Senator Lott’s two-sentence statement yesterday makes it clear that he still doesn’t understand what he did wrong last week when he spoke at a 100th birthday party for Senator Thurmond of South Carolina. At the party Thursday, Mr. Lott, the man from Mississippi who leads the Republicans in the Senate majority, said, “I want to say this about my state: When Strom Thurmond ran for president, we voted for him. We’re proud of it. And if the rest of the country had followed our lead, we wouldn’t have had all these problems over all these years, either.” In 1948 when Mr. Thurmond ran for president, he was a strict racial segregationist.
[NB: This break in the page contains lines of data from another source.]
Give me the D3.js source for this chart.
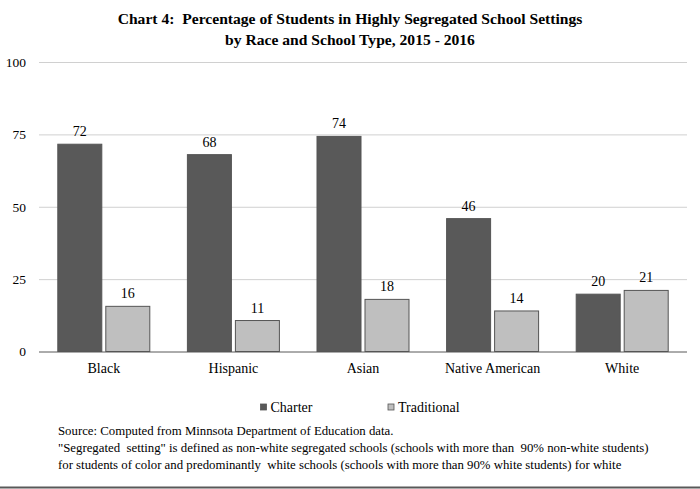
<!DOCTYPE html>
<html>
<head>
<meta charset="utf-8">
<script src="https://cdn.jsdelivr.net/npm/d3@7"></script>
<style>
  html, body { margin: 0; padding: 0; background: #fff; }
  svg { display: block; }
  text { font-family: "Liberation Serif", "Times New Roman", serif; fill: #000; white-space: pre; }
</style>
</head>
<body>
<svg id="chart" width="700" height="489"></svg>
<script>
const categories = ["Black", "Hispanic", "Asian", "Native American", "White"];
const seriesNames = ["Charter", "Traditional"];
const charterValues = [71.6, 68.0, 74.3, 45.9, 19.8];
const traditionalValues = [15.6, 10.7, 18.0, 14.0, 21.1];
const yTicks = [0, 25, 50, 75, 100];
const titleLines = [
  "Chart 4:  Percentage of Students in Highly Segregated School Settings",
  "by Race and School Type, 2015 - 2016"
];
const footnoteLines = [
  "Source: Computed from Minnsota Department of Education data.",
  "\"Segregated  setting\" is defined as non-white segregated schools (schools with more than  90% non-white students)",
  "for students of color and predominantly  white schools (schools with more than 90% white students) for white"
];

const colors = { Charter: "#595959", Traditional: "#bfbfbf" };
const data = categories.map((c, i) => ({ category: c, Charter: charterValues[i], Traditional: traditionalValues[i] }));

const svg = d3.select("#chart");
const W = 700, H = 489;
svg.append("rect").attr("width", W).attr("height", H).attr("fill", "#fff");

const x0 = d3.scaleBand().domain(categories).range([39, 687]).paddingInner(0).paddingOuter(0);
const bw = x0.bandwidth();
const x1 = d3.scaleBand().domain(seriesNames).range([18.8, bw - 18.8]).paddingInner(0.0833).paddingOuter(0);
const y = d3.scaleLinear().domain([0, 100]).range([351.5, 62]);

// Title
svg.append("g").selectAll("text").data(titleLines).join("text")
  .attr("x", 350).attr("y", (d, i) => 24 + i * 21)
  .attr("text-anchor", "middle")
  .style("font-size", "15.6px").style("font-weight", "bold")
  .text(d => d);

// Gridlines + y labels
const yAxis = d3.axisLeft(y).tickValues(yTicks).tickSize(-(687 - 39)).tickPadding(8);
const gy = svg.append("g").attr("transform", "translate(39,0)").call(yAxis);
gy.select(".domain").remove();
gy.selectAll(".tick line").attr("stroke", d => d === 0 ? "#595959" : "#d0d0d0").attr("stroke-width", 1);
gy.selectAll(".tick text").style("font-size", "13.5px").attr("fill", "#000")
  .style("font-family", "'Liberation Serif', serif").attr("x", -13);

// Bars
const groups = svg.append("g").selectAll("g").data(data).join("g")
  .attr("transform", d => `translate(${x0(d.category)},0)`);

groups.selectAll("rect").data(d => seriesNames.map(s => ({ key: s, value: d[s] }))).join("rect")
  .attr("x", d => x1(d.key))
  .attr("y", d => y(d.value))
  .attr("width", x1.bandwidth())
  .attr("height", d => y(0) - y(d.value))
  .attr("fill", d => colors[d.key])
  .attr("stroke", "#555")
  .attr("stroke-width", 1);

groups.selectAll("text.val").data(d => seriesNames.map(s => ({ key: s, value: d[s] }))).join("text")
  .attr("class", "val")
  .attr("x", d => x1(d.key) + x1.bandwidth() / 2)
  .attr("y", d => y(d.value) - 8)
  .attr("text-anchor", "middle")
  .style("font-size", "14px")
  .text(d => Math.round(d.value));

// x axis labels
const xAxis = d3.axisBottom(x0).tickSize(0).tickPadding(12);
const gx = svg.append("g").attr("transform", `translate(0,${y(0)})`).call(xAxis);
gx.select(".domain").remove();
gx.selectAll(".tick text").style("font-size", "14px").attr("fill", "#000")
  .style("font-family", "'Liberation Serif', serif");

// Legend
const legendX = [260.5, 388];
const legend = svg.append("g").selectAll("g").data(seriesNames).join("g")
  .attr("transform", (d, i) => `translate(${legendX[i]},404)`);
legend.append("rect").attr("width", 6).attr("height", 6)
  .attr("fill", d => colors[d]).attr("stroke", "#555").attr("stroke-width", 0.8);
legend.append("text").attr("x", 10).attr("y", 8).style("font-size", "14px").text(d => d);

// Footnotes
svg.append("g").selectAll("text").data(footnoteLines).join("text")
  .attr("x", 58).attr("y", (d, i) => 435 + i * 17)
  .style("font-size", "12.8px")
  .text(d => d);

// Bottom border
svg.append("line").attr("x1", 0).attr("x2", W).attr("y1", 487.5).attr("y2", 487.5)
  .attr("stroke", "#595959").attr("stroke-width", 2);
</script>
</body>
</html>
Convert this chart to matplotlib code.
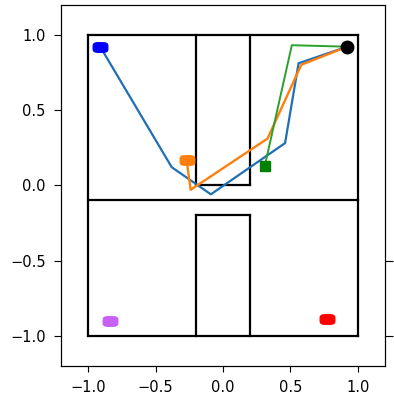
import numpy as np
import matplotlib.pyplot as plt
from matplotlib.path import Path

# maze walls: (x0, y0, x1, y1)
wall_x0 = [-1.0, -1.0, -1.0, 1.0, -1.0, -0.2, -0.2, 0.2, -0.2, -0.2, 0.2]
wall_y0 = [-1.0, 1.0, -1.0, -1.0, -0.1, 1.0, 0.0, 0.0, -1.0, -0.2, -0.2]
wall_x1 = [1.0, 1.0, -1.0, 1.0, 1.0, -0.2, 0.2, 0.2, -0.2, 0.2, 0.2]
wall_y1 = [-1.0, 1.0, 1.0, 1.0, -0.1, 0.0, 0.0, 1.0, -0.2, -0.2, -1.0]

# paths
blue_x = [-0.91, -0.38, -0.09, 0.46, 0.56, 0.92]
blue_y = [0.92, 0.12, -0.06, 0.28, 0.81, 0.92]
orange_x = [-0.27, -0.24, 0.33, 0.58, 0.92]
orange_y = [0.17, -0.03, 0.31, 0.80, 0.92]
green_x = [0.31, 0.51, 0.92]
green_y = [0.13, 0.93, 0.92]

# start / goal markers
pill_x = [-0.91, -0.27, -0.84, 0.77]
pill_y = [0.92, 0.17, -0.90, -0.89]
pill_c = ['#0000ff', '#ff7f0e', '#c660f7', '#ff0000']
square_x, square_y = [0.31], [0.13]
goal_x, goal_y = [0.92], [0.92]

# rounded-rectangle marker (superellipse), wider than tall
t = np.linspace(0, 2 * np.pi, 60)
c, s = np.cos(t), np.sin(t)
px = np.sign(c) * np.abs(c) ** 0.5
py = 0.65 * np.sign(s) * np.abs(s) ** 0.5
pill = Path(np.column_stack([px, py]), closed=True)

fig = plt.figure(figsize=(3.94, 3.94), dpi=100)
ax = fig.add_axes([0.155, 0.071, 0.822, 0.9175])

for x0, y0, x1, y1 in zip(wall_x0, wall_y0, wall_x1, wall_y1):
    ax.plot([x0, x1], [y0, y1], color='black', lw=1.6, solid_capstyle='projecting', zorder=2)

ax.plot(blue_x, blue_y, color='#1f6fb4', lw=1.6, zorder=3)
ax.plot(orange_x, orange_y, color='#ff7f0e', lw=1.7, zorder=3)
ax.plot(green_x, green_y, color='#2ca02c', lw=1.4, zorder=3)

for x, y, col in zip(pill_x, pill_y, pill_c):
    ax.plot([x], [y], marker=pill, ms=10.5, color=col, mec=col, ls='none', zorder=4)
ax.plot(square_x, square_y, marker='s', ms=6.5, color='#008000', ls='none', zorder=4)
ax.plot(goal_x, goal_y, marker='o', ms=9, color='black', ls='none', zorder=4)

ax.set_xlim(-1.2, 1.2)
ax.set_ylim(-1.2, 1.2)
ticks = [-1.0, -0.5, 0.0, 0.5, 1.0]
ax.set_xticks(ticks)
ax.set_yticks(ticks)
ax.set_xticklabels(['−1.0', '−0.5', '0.0', '0.5', '1.0'])
ax.set_yticklabels(['−1.0', '−0.5', '0.0', '0.5', '1.0'])
ax.tick_params(axis='y', length=5, pad=6, labelsize=10.5)
ax.tick_params(axis='x', length=4, pad=6, labelsize=10.5)

ax2 = ax.twinx()
ax2.set_ylim(-1.2, 1.2)
ax2.set_yticks([-1.0, -0.5])
ax2.set_yticklabels([])
ax2.tick_params(axis='y', length=6)

fig.savefig('out.png', dpi=100)
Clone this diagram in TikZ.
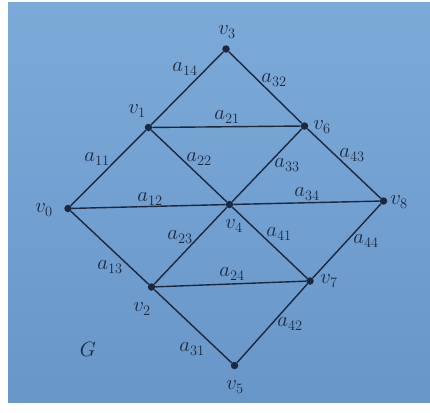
\documentclass[tikz,border=0pt]{standalone}
\begin{document}
\begin{tikzpicture}[x=1pt,y=-1pt,
  vtx/.style={circle,fill=ink,inner sep=0pt,minimum size=7.5pt},
  lbl/.style={text=ink,inner sep=0pt,font=\fontsize{20}{24}\selectfont},
  edge/.style={draw=ink,line width=1.4pt}]
\definecolor{ink}{RGB}{28,40,62}
\definecolor{paperTop}{RGB}{124,170,216}
\definecolor{paperBot}{RGB}{104,150,200}
\useasboundingbox (0,0) rectangle (430,412);
\fill[white] (0,0) rectangle (430,412);
\shade[top color=paperTop,bottom color=paperBot] (8,3) rectangle (430,402);
% vertices
\node[vtx] (v3) at (226,49) {};
\node[vtx] (v1) at (148.5,127.5) {};
\node[vtx] (v6) at (304.5,126) {};
\node[vtx] (v0) at (68,208.5) {};
\node[vtx] (v4) at (229.5,204.5) {};
\node[vtx] (v8) at (383.5,201) {};
\node[vtx] (v2) at (151.5,287) {};
\node[vtx] (v7) at (310,281) {};
\node[vtx] (v5) at (234.5,365.5) {};
% edges
\draw[edge] (v1) -- (v3);
\draw[edge] (v3) -- (v6);
\draw[edge] (v1) -- (v6);
\draw[edge] (v0) -- (v1);
\draw[edge] (v1) -- (v4);
\draw[edge] (v4) -- (v6);
\draw[edge] (v6) -- (v8);
\draw[edge] (v0) -- (v4);
\draw[edge] (v4) -- (v8);
\draw[edge] (v0) -- (v2);
\draw[edge] (v2) -- (v4);
\draw[edge] (v4) -- (v7);
\draw[edge] (v7) -- (v8);
\draw[edge] (v2) -- (v7);
\draw[edge] (v2) -- (v5);
\draw[edge] (v5) -- (v7);
% vertex labels
\node[lbl] (L3) at (227,32) {$v_3$};
\node[lbl] (L1) at (137,111) {$v_1$};
\node[lbl] (L6) at (322,127) {$v_6$};
\node[lbl] (L0) at (44,210) {$v_0$};
\node[lbl] (L4) at (234,226) {$v_4$};
\node[lbl] (L8) at (399,202) {$v_8$};
\node[lbl] (L2) at (142,309) {$v_2$};
\node[lbl] (L7) at (329,281) {$v_7$};
\node[lbl] (L5) at (235,387) {$v_5$};
\node[lbl] (G) at (88,349) {$G$};
% edge labels
\node[lbl] (a14) at (185,69) {$a_{14}$};
\node[lbl] (a32) at (274,80) {$a_{32}$};
\node[lbl] (a21) at (227,117) {$a_{21}$};
\node[lbl] (a11) at (97,159) {$a_{11}$};
\node[lbl] (a22) at (199,159) {$a_{22}$};
\node[lbl] (a33) at (287,165) {$a_{33}$};
\node[lbl] (a43) at (352,155) {$a_{43}$};
\node[lbl] (a12) at (150,199) {$a_{12}$};
\node[lbl] (a34) at (307,194) {$a_{34}$};
\node[lbl] (a23) at (180,237) {$a_{23}$};
\node[lbl] (a41) at (279,234) {$a_{41}$};
\node[lbl] (a44) at (366,241) {$a_{44}$};
\node[lbl] (a13) at (110,267) {$a_{13}$};
\node[lbl] (a24) at (232,274) {$a_{24}$};
\node[lbl] (a42) at (290,324) {$a_{42}$};
\node[lbl] (a31) at (192,349) {$a_{31}$};
\end{tikzpicture}
\end{document}
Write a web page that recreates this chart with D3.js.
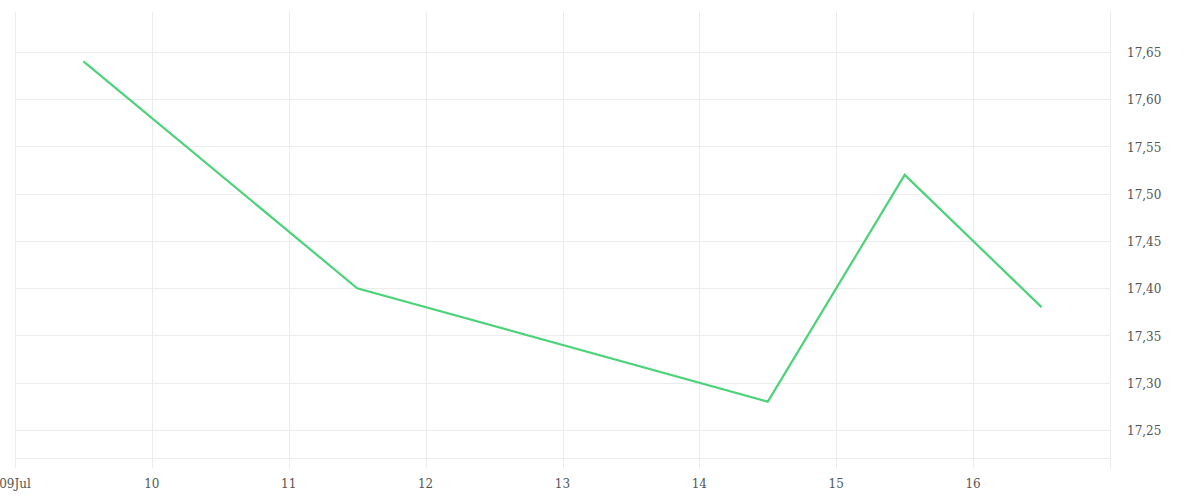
<!DOCTYPE html>
<html><head><meta charset="utf-8">
<script src="https://cdn.jsdelivr.net/npm/d3@7"></script>
<style>body{margin:0;background:#fff}svg{display:block}text{font-family:'DejaVu Serif',serif;font-size:12px;fill:#555}</style>
</head><body><svg id="c" width="1200" height="500"></svg>
<script>
const dates = ["2024-07-09T12:00","2024-07-11T12:00","2024-07-14T12:00","2024-07-15T12:00","2024-07-16T12:00"];
const values = [17.64, 17.40, 17.28, 17.52, 17.38];
const yTicks = [17.25, 17.30, 17.35, 17.40, 17.45, 17.50, 17.55, 17.60, 17.65];
const xTickDates = ["2024-07-09","2024-07-10","2024-07-11","2024-07-12","2024-07-13","2024-07-14","2024-07-15","2024-07-16"];
const xTickLabels = ["09Jul","10","11","12","13","14","15","16"];

const parse = d3.timeParse("%Y-%m-%dT%H:%M"), parseD = d3.timeParse("%Y-%m-%d");
const svg = d3.select("#c");
const pL = 15, pR = 1110, pT = 12, pB = 468;
const x = d3.scaleTime().domain([parseD("2024-07-09"), parseD("2024-07-17")]).range([pL, pR]);
const y = d3.scaleLinear().domain([17.25, 17.65]).range([430, 52]);

const g = svg.append("g");
g.selectAll("line.vx").data(xTickDates).join("line")
 .attr("x1", d => Math.round(x(parseD(d))) + 0.5).attr("x2", d => Math.round(x(parseD(d))) + 0.5)
 .attr("y1", pT).attr("y2", pB).attr("stroke", "#ececec");
g.append("line").attr("x1", pR + 0.5).attr("x2", pR + 0.5).attr("y1", pT).attr("y2", pB).attr("stroke", "#ececec");
g.selectAll("line.hy").data(yTicks).join("line")
 .attr("x1", pL).attr("x2", pR).attr("y1", d => Math.round(y(d)) + 0.5).attr("y2", d => Math.round(y(d)) + 0.5)
 .attr("stroke", "#ececec");
g.append("line").attr("x1", pL).attr("x2", pR).attr("y1", 458.5).attr("y2", 458.5).attr("stroke", "#ececec");

svg.selectAll("text.xl").data(xTickDates).join("text")
 .attr("x", d => x(parseD(d))).attr("y", 488).attr("text-anchor", "middle")
 .text((d, i) => xTickLabels[i]);
svg.selectAll("text.yl").data(yTicks).join("text")
 .attr("x", 1127).attr("y", d => y(d) + 5)
 .text(d => d3.format(".2f")(d).replace(".", ","));

const pts = dates.map((d, i) => [parse(d), values[i]]);
svg.append("path").datum(pts)
 .attr("d", d3.line().x(d => x(d[0])).y(d => y(d[1])))
 .attr("fill", "none").attr("stroke", "#4cd37a").attr("stroke-width", 2.2);
</script></body></html>
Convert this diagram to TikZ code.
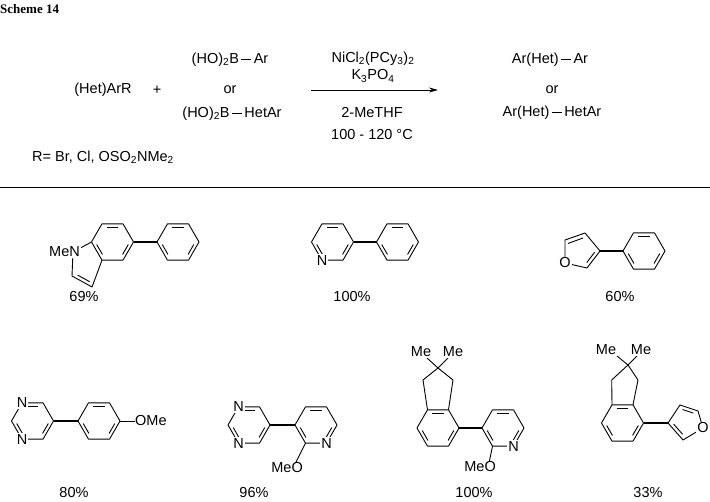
\documentclass[tikz,border=0pt]{standalone}
\usepackage{fontspec}
\setmainfont{Liberation Sans}
\newfontfamily\serifb{Liberation Serif}
\usetikzlibrary{calc,arrows.meta}
\newcommand\sbs[1]{\textsubscript{#1}}
\newcommand\bnd{\,\rule[4pt]{10pt}{0.8pt}\,}
\tikzset{bond/.style={line width=0.9pt,line join=round},
 biaryl/.style={line width=2.4pt},
 txt/.style={font=\fontsize{14.5}{16}\selectfont,inner sep=0pt},
 atom/.style={font=\fontsize{14.5}{16}\selectfont,fill=white,inner sep=1pt}}
\newcommand\hexr[2]{%
 \draw[bond] ($#1+(0:21pt)$) -- ($#1+(60:21pt)$) -- ($#1+(120:21pt)$) -- ($#1+(180:21pt)$) -- ($#1+(240:21pt)$) -- ($#1+(300:21pt)$) -- cycle;
 \foreach \k in {#2}{\draw[bond] ($#1+({60*\k+9}:16pt)$) -- ($#1+({60*\k+51}:16pt)$);}}
\begin{document}
\begin{tikzpicture}[x=1pt,y=-1pt]
\useasboundingbox (0,0) rectangle (710,502);
% header
\node[anchor=west,inner sep=0pt,font=\serifb\bfseries\fontsize{13}{15}\selectfont] (title) at (0,9) {Scheme 14};
\node[txt] (sm) at (103,90) {(Het)ArR};
\node[txt] (plus) at (157,90) {+};
\node[txt] (b1) at (230,60) {(HO)\sbs{2}B\bnd Ar};
\node[txt] (or1) at (230,90) {or};
\node[txt] (b2) at (232,114) {(HO)\sbs{2}B\bnd HetAr};
\node[txt] (c1) at (373,59) {NiCl\sbs{2}(PCy\sbs{3})\sbs{2}};
\node[txt] (c2) at (373,76) {K\sbs{3}PO\sbs{4}};
\coordinate (a1) at (311,90); \coordinate (a2) at (438,90);
\draw[line width=0.8pt,-{Stealth[length=9pt,width=5pt]}] (a1) -- (a2);
\node[txt] (c3) at (372,113) {2-MeTHF};
\node[txt] (c4) at (372,135) {100 - 120 \textdegree C};
\node[txt] (p1) at (550,60) {Ar(Het)\bnd Ar};
\node[txt] (or2) at (552,90) {or};
\node[txt] (p2) at (552,113) {Ar(Het)\bnd HetAr};
\node[txt,anchor=west] (rdef) at (32,157) {R= Br, Cl, OSO\sbs{2}NMe\sbs{2}};
\coordinate (l1) at (0,187); \coordinate (l2) at (710,187);
\draw[line width=0.8pt] (l1) -- (l2);
% ---- row 1: N-methylindole-phenyl
\hexr{(112.5,242)}{1,3,5}
\hexr{(178,242)}{1,3,5}
\draw[biaryl] (133.5,242) -- (157,242);
\draw[bond] (91.5,242) -- (73,252) -- (72,276) -- (92,287) -- (102,260.2);
\draw[bond] (77.7,275.1) -- (89.7,281.7);
\node[atom,anchor=east] (men) at (81,252) {MeN};
\node[txt] (y1) at (84,297) {69\%};
% pyridine-phenyl
\hexr{(332.5,242)}{1,3,5}
\hexr{(397.5,242)}{1,3,5}
\draw[biaryl] (353.5,242) -- (376.5,242);
\node[atom] (n1) at ($(332.5,242)+(240:21pt)$) {N};
\node[txt] (y2) at (352,297) {100\%};
% furan-phenyl
\hexr{(644,251)}{1,3,5}
\draw[biaryl] (600,251) -- (623,251);
\draw[bond] (600,251) -- (585,233) -- (565,240) -- (565,263) -- (587,268) -- cycle;
\draw[bond] (568,243.5) -- (583,238);
\draw[bond] (594.6,252.3) -- (586.8,262.5);
\node[atom] (o1) at (565,263) {O};
\node[txt] (y3) at (620,297) {60\%};
% ---- row 2: pyrimidine-anisole
\hexr{(32.5,421)}{1,3,5}
\hexr{(99,421)}{1,3,5}
\draw[biaryl] (53.5,421) -- (78,421);
\draw[bond] (120,421) -- (136,421);
\node[atom] (n2) at ($(32.5,421)+(120:21pt)$) {N};
\node[atom] (n3) at ($(32.5,421)+(240:21pt)$) {N};
\node[atom,anchor=west,inner sep=0pt] (ome1) at (135,421) {OMe};
\node[txt] (y4) at (74,493) {80\%};
% pyrimidine-methoxypyridine
\hexr{(249,425)}{1,3,5}
\hexr{(316,425)}{1,3,5}
\draw[biaryl] (270,425) -- (295,425);
\draw[bond] ($(316,425)+(240:21pt)$) -- (295,464);
\node[atom] (n4) at ($(249,425)+(120:21pt)$) {N};
\node[atom] (n5) at ($(249,425)+(240:21pt)$) {N};
\node[atom] (n6) at ($(316,425)+(300:21pt)$) {N};
\node[atom,anchor=east,inner sep=0pt] (meo1) at (303,468) {MeO};
\node[txt] (y5) at (254,493) {96\%};
% indane-methoxypyridine
\hexr{(438,428)}{1,3,5}
\hexr{(503,428)}{1,3,5}
\draw[biaryl] (459,428) -- (482,428);
\draw[bond] (427.5,409.8) -- (423,380) -- (438,368) -- (453,380) -- (448.5,409.8);
\draw[bond] (438,368) -- (427,358);
\draw[bond] (438,368) -- (448,358);
\node[atom] (me1) at (421,352) {Me};
\node[atom] (me2) at (453,352) {Me};
\draw[bond] ($(503,428)+(240:21pt)$) -- (489,463);
\node[atom] (n7) at ($(503,428)+(300:21pt)$) {N};
\node[atom,anchor=east,inner sep=0pt] (meo2) at (496,467) {MeO};
\node[txt] (y6) at (474,493) {100\%};
% indane-furan
\hexr{(622.5,423)}{1,3,5}
\draw[bond] (612,404.8) -- (611.7,380) -- (628,365) -- (638,380) -- (633,404.8);
\draw[bond] (628,365) -- (617,356);
\draw[bond] (628,365) -- (637,356);
\node[atom] (me3) at (606,350) {Me};
\node[atom] (me4) at (641,350) {Me};
\draw[biaryl] (643.5,423) -- (668,423);
\draw[bond] (668,423) -- (680,405) -- (698,411) -- (703,428) -- (683,440) -- cycle;
\draw[bond] (682.5,409.5) -- (693.3,413.1);
\draw[bond] (673.6,424.1) -- (682.6,434.3);
\node[atom] (o2) at (703,428) {O};
\node[txt] (y7) at (648,493) {33\%};
\end{tikzpicture}
\end{document}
That is why, according to a Washington Post account of the event, when Mr. Lott made his comment about “all these problems,” a gasp went up through the room. We’re the last to suggest that speech about race ought to be subject to a code of political correctness, but Mr. Lott’s comment is indefensible. What was he thinking? The senator’s statement yesterday was, “This was a lighthearted celebration of the 100th birthday of legendary Sen. Strom Thurmond. My comments were not an endorsement of his positions of over 50 years ago, but of the man and his life.” That falls short of the apology that will be necessary if Mr. Lott is to continue to serve as the Republican leader. Whatever problems America has had over the past half-century, they pale next to the problems of segregation. It’s not a matter for lightheartedness.